On V.E. Day, Franklin D. Roosevelt was already dead, but his body was not yet cold. For this reason, I suspect, Harry Truman accepted the already agreed upon division of postwar Europe. He had not the time or the loyalty of Roosevelt's advisers to design and impose different arrangements. But President Truman refused to callously divide the rest of the world with a mass murderer, and by so doing, he liberated the world from the fossilized grip of his predecessor, at least politically.
In August of 1945, Harry Truman ordered the bombing of Hiroshima and Nagasaki. By so doing, he rendered Russia redundant to the postwar world order. More importantly, by nuclearizing the world, he also destroyed Roosevelt's 19th-century vision of power politics, consigning what Henry Kissinger famously called "the World Restored" to Europe's faded past.
Having achieved all of that, why did Harry Truman consent to the phony bipolarity that has plagued us ever since? Because, as an accidental president, Truman could do no more than liberate the nation from the trap of 19th-century real politik intended by his overbearing patrician predecessor. He succeeded in defeating Roosevelt's political vision, but he had no way to overcome the entrenched culture that Roosevelt represented. Richard Nixon and Ronald Reagan succumbed to the same forces in their lonely victories over the myth of bipolarity.

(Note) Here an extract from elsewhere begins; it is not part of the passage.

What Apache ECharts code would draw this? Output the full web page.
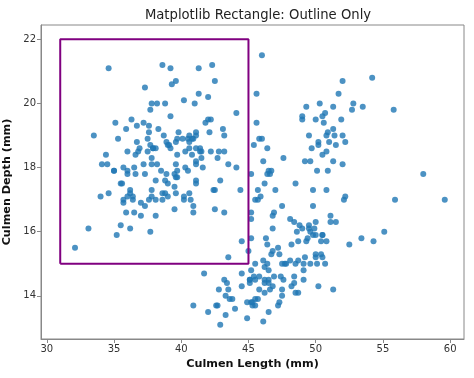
<!DOCTYPE html>
<html>
<head>
<meta charset="utf-8">
<script src="https://cdn.jsdelivr.net/npm/echarts@6/dist/echarts.min.js"></script>
<style>
  html, body { margin: 0; padding: 0; background: #fff; }
  #chart { width: 474px; height: 378px; }
</style>
</head>
<body>
<div id="chart"></div>
<script>
// culmen length / depth, [length, depth]
var adelie = [
  [39.1,18.7],[39.5,17.4],[40.3,18.0],[36.7,19.3],[39.3,20.6],[38.9,17.8],[39.2,19.6],[34.1,18.1],[42.0,20.2],[37.8,17.1],
  [37.8,17.3],[41.1,17.6],[38.6,21.2],[34.6,21.1],[36.6,17.8],[38.7,19.0],[42.5,20.7],[34.4,18.4],[46.0,21.5],[37.8,18.3],
  [37.7,18.7],[35.9,19.2],[38.2,18.1],[38.8,17.2],[35.3,18.9],[40.6,18.6],[40.5,17.9],[37.9,18.6],[40.5,18.9],[39.5,16.7],
  [37.2,18.1],[39.5,17.8],[40.9,18.9],[36.4,17.0],[39.2,21.1],[38.8,20.0],[42.2,18.5],[37.6,19.3],[39.8,19.1],[36.5,18.0],
  [40.8,18.4],[36.0,18.5],[44.1,19.7],[37.0,16.9],[39.6,18.8],[41.1,19.0],[37.5,18.9],[36.0,17.9],[42.3,21.2],[39.6,17.7],
  [40.1,18.9],[35.0,17.9],[42.0,19.5],[34.5,18.1],[41.4,18.6],[39.0,17.5],[40.6,18.8],[36.5,16.6],[37.6,19.1],[35.7,16.9],
  [41.3,21.1],[37.6,17.0],[41.1,18.2],[36.4,17.1],[41.6,18.0],[35.5,16.2],[41.1,19.1],[35.9,16.6],[41.8,19.4],[33.5,19.0],
  [39.7,18.4],[39.6,17.2],[45.8,18.9],[35.5,17.5],[42.8,18.5],[40.9,16.8],[37.2,19.4],[36.2,16.1],[42.1,19.1],[34.6,17.2],
  [42.9,17.6],[36.7,18.8],[35.1,19.4],[37.3,17.8],[41.3,20.3],[36.3,19.5],[36.9,18.6],[38.3,19.2],[38.9,18.8],[35.7,18.0],
  [41.1,18.1],[34.0,17.1],[39.6,18.1],[36.2,17.3],[40.8,18.9],[38.1,18.6],[40.3,18.5],[33.1,16.1],[43.2,18.5],[35.0,17.9],
  [41.0,20.0],[37.7,16.0],[37.8,20.0],[37.9,18.6],[39.7,18.9],[38.6,17.2],[38.2,20.0],[38.1,17.0],[43.2,19.0],[38.1,16.5],
  [45.6,20.3],[39.7,17.7],[42.2,19.5],[39.6,20.7],[42.7,18.3],[38.6,17.0],[37.3,20.5],[35.7,17.0],[41.1,18.6],[36.2,17.2],
  [37.7,19.8],[40.2,17.0],[41.4,18.5],[35.2,15.9],[40.6,19.0],[38.8,17.6],[41.5,18.3],[39.0,17.1],[44.1,18.0],[38.5,17.9],
  [43.1,19.2],[36.8,18.5],[37.5,18.5],[38.1,17.6],[41.1,17.5],[35.6,17.5],[40.2,20.1],[37.0,16.5],[39.7,17.9],[40.2,17.1],
  [40.6,17.2],[32.1,15.5],[40.7,17.0],[37.3,16.8],[39.0,18.7],[39.2,18.6],[36.6,18.4],[36.0,17.8],[37.8,18.1],[36.0,17.1],
  [41.5,18.5]
];
var chinstrap = [
  [46.5,17.9],[50.0,19.5],[51.3,19.2],[45.4,18.7],[52.7,19.8],[45.2,17.8],[46.1,18.2],[51.3,18.2],[46.0,18.9],[51.3,19.9],
  [46.6,17.8],[51.7,20.3],[47.0,17.3],[52.0,18.1],[45.9,17.1],[50.5,19.6],[50.3,20.0],[58.0,17.8],[46.4,18.6],[49.2,18.2],
  [42.4,17.3],[48.5,17.5],[43.2,16.6],[50.6,19.4],[46.7,17.9],[52.0,19.0],[50.5,18.4],[49.5,19.0],[46.4,17.8],[52.8,20.0],
  [40.9,16.6],[54.2,20.8],[42.5,16.7],[51.0,18.8],[49.7,18.6],[47.5,16.8],[47.6,18.3],[52.0,20.7],[46.9,16.6],[53.5,19.9],
  [49.0,19.5],[46.2,17.5],[50.9,19.1],[45.5,17.0],[50.9,17.9],[50.8,18.5],[50.1,17.9],[49.0,19.6],[51.5,18.7],[49.8,17.3],
  [48.1,16.4],[51.4,19.0],[45.7,17.3],[50.7,19.7],[42.5,17.3],[52.2,18.8],[45.2,16.6],[49.3,19.9],[50.2,18.8],[45.6,19.4],
  [51.9,19.5],[46.8,16.5],[45.7,17.0],[55.8,19.8],[43.5,18.1],[49.6,18.2],[50.8,19.0],[50.2,18.7]
];
var gentoo = [
  [46.1,13.2],[50.0,16.3],[48.7,14.1],[50.0,15.2],[47.6,14.5],[46.5,13.5],[45.4,14.6],[46.7,15.3],[43.3,13.4],[46.8,15.4],
  [40.9,13.7],[49.0,16.1],[45.5,13.7],[48.4,14.6],[45.8,14.6],[49.3,15.7],[42.0,13.5],[49.2,15.2],[46.2,14.5],[48.7,15.1],
  [50.2,14.3],[45.1,14.5],[46.5,14.5],[46.3,15.8],[42.9,13.1],[46.1,15.1],[44.5,14.3],[47.8,15.0],[48.2,14.3],[50.0,15.3],
  [47.3,15.3],[42.8,14.2],[45.1,14.5],[59.6,17.0],[49.1,14.8],[48.4,16.3],[42.6,13.7],[44.4,17.3],[44.0,13.6],[48.7,15.7],
  [42.7,13.7],[49.6,16.0],[45.3,13.7],[49.6,15.0],[50.5,15.9],[43.6,13.9],[45.5,13.9],[50.5,15.9],[44.9,13.3],[45.2,15.8],
  [46.6,14.2],[48.5,14.1],[45.1,14.4],[50.1,15.0],[46.5,14.4],[45.0,15.4],[43.8,13.9],[45.5,15.0],[43.2,14.5],[50.4,15.3],
  [45.3,13.8],[46.2,14.9],[45.7,13.9],[54.3,15.7],[45.8,14.2],[49.8,16.8],[46.2,14.4],[49.5,16.2],[43.5,14.2],[50.7,15.0],
  [47.7,15.0],[46.4,15.6],[48.2,15.6],[46.5,14.8],[46.4,15.0],[48.6,16.0],[47.5,14.2],[51.1,16.3],[45.2,13.8],[45.2,16.4],
  [49.1,14.5],[52.5,15.6],[47.4,14.6],[50.0,15.9],[44.9,13.8],[50.8,17.3],[43.4,14.4],[51.3,14.2],[47.5,14.0],[52.1,17.0],
  [47.5,15.0],[52.2,17.1],[45.5,14.5],[49.5,16.1],[44.5,14.7],[50.8,15.7],[49.4,15.8],[46.9,14.6],[48.4,14.4],[51.1,16.5],
  [48.5,15.0],[55.9,17.0],[47.2,15.5],[49.1,15.0],[47.3,13.8],[46.8,16.1],[41.7,14.7],[53.4,15.8],[43.3,14.0],[48.1,15.1],
  [50.5,15.2],[49.8,15.9],[43.5,15.2],[51.5,16.3],[46.2,14.1],[55.1,16.0],[44.5,15.7],[48.8,16.2],[47.2,13.7],[46.8,14.3],
  [50.4,15.7],[45.2,14.8],[49.9,16.1]
];
var points = adelie.concat(chinstrap, gentoo);

// rectangle outline: corner (31, 15), width 14, height 7
var rectCorners = [[31,15],[45,15],[45,22],[31,22],[31,15]];

var xTicks = [30, 35, 40, 45, 50, 55, 60];
var yTicks = [14, 16, 18, 20, 22];

var chart = echarts.init(document.getElementById('chart'));
var fontFam = 'DejaVu Sans';
chart.setOption({
  animation: false,
  title: {
    text: 'Matplotlib Rectangle: Outline Only',
    left: 253, top: 4, textAlign: 'center',
    textStyle: { fontFamily: fontFam, fontSize: 13.2, fontWeight: 'normal', color: '#222' }
  },
  grid: {
    left: 41, right: 10, top: 25, bottom: 39,
    outerBoundsMode: 'none',
    show: true, borderColor: '#888', borderWidth: 1, backgroundColor: '#fff'
  },
  xAxis: {
    type: 'value', min: 29.57, max: 61.03,
    name: 'Culmen Length (mm)', nameLocation: 'middle', nameGap: 17,
    nameTextStyle: { fontFamily: fontFam, fontSize: 11.2, fontWeight: 'bold', color: '#111' },
    axisLine: { show: true, lineStyle: { color: '#888' } },
    axisTick: { show: true, inside: false, length: 4, customValues: xTicks, lineStyle: { color: '#888' } },
    axisLabel: { customValues: xTicks, fontFamily: fontFam, fontSize: 10, color: '#333', margin: 5, showMinLabel: true, showMaxLabel: true },
    splitLine: { show: false }
  },
  yAxis: {
    type: 'value', min: 12.655, max: 22.445,
    name: 'Culmen Depth (mm)', nameLocation: 'middle', nameGap: 20, nameRotate: 90,
    nameTextStyle: { fontFamily: fontFam, fontSize: 11.2, fontWeight: 'bold', color: '#111' },
    axisLine: { show: true, lineStyle: { color: '#888' } },
    axisTick: { show: true, inside: false, length: 4, customValues: yTicks, lineStyle: { color: '#888' } },
    axisLabel: { customValues: yTicks, fontFamily: fontFam, fontSize: 10, color: '#333', margin: 5 },
    splitLine: { show: false }
  },
  series: [
    {
      type: 'scatter',
      data: points,
      symbolSize: 6,
      itemStyle: { color: '#1f77b4', opacity: 0.8 }
    },
    {
      type: 'line',
      data: rectCorners,
      symbol: 'none',
      lineStyle: { color: '#800080', width: 2 },
      z: 3
    }
  ]
});
</script>
</body>
</html>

But on Nov. 8, 2016, all of that was changed when the ultimate outsider was elected president after challenging not just the mortar of bipolarity's structure, but its cultural foundation as well, which Hillary Clinton and her basket of supporters so exquisitely represented. So far, President Trump seems determined to challenge the foreign policy establishment at its sacred Manichean alter, willing to risk impeachment because he seems to understand that clearing the swamp requires two victories, one political and the other cultural. Only then will America's global destiny as the world's only superpower without imperial ambitions that it actually has been since 1945 become manifest, making the world a safer and better place.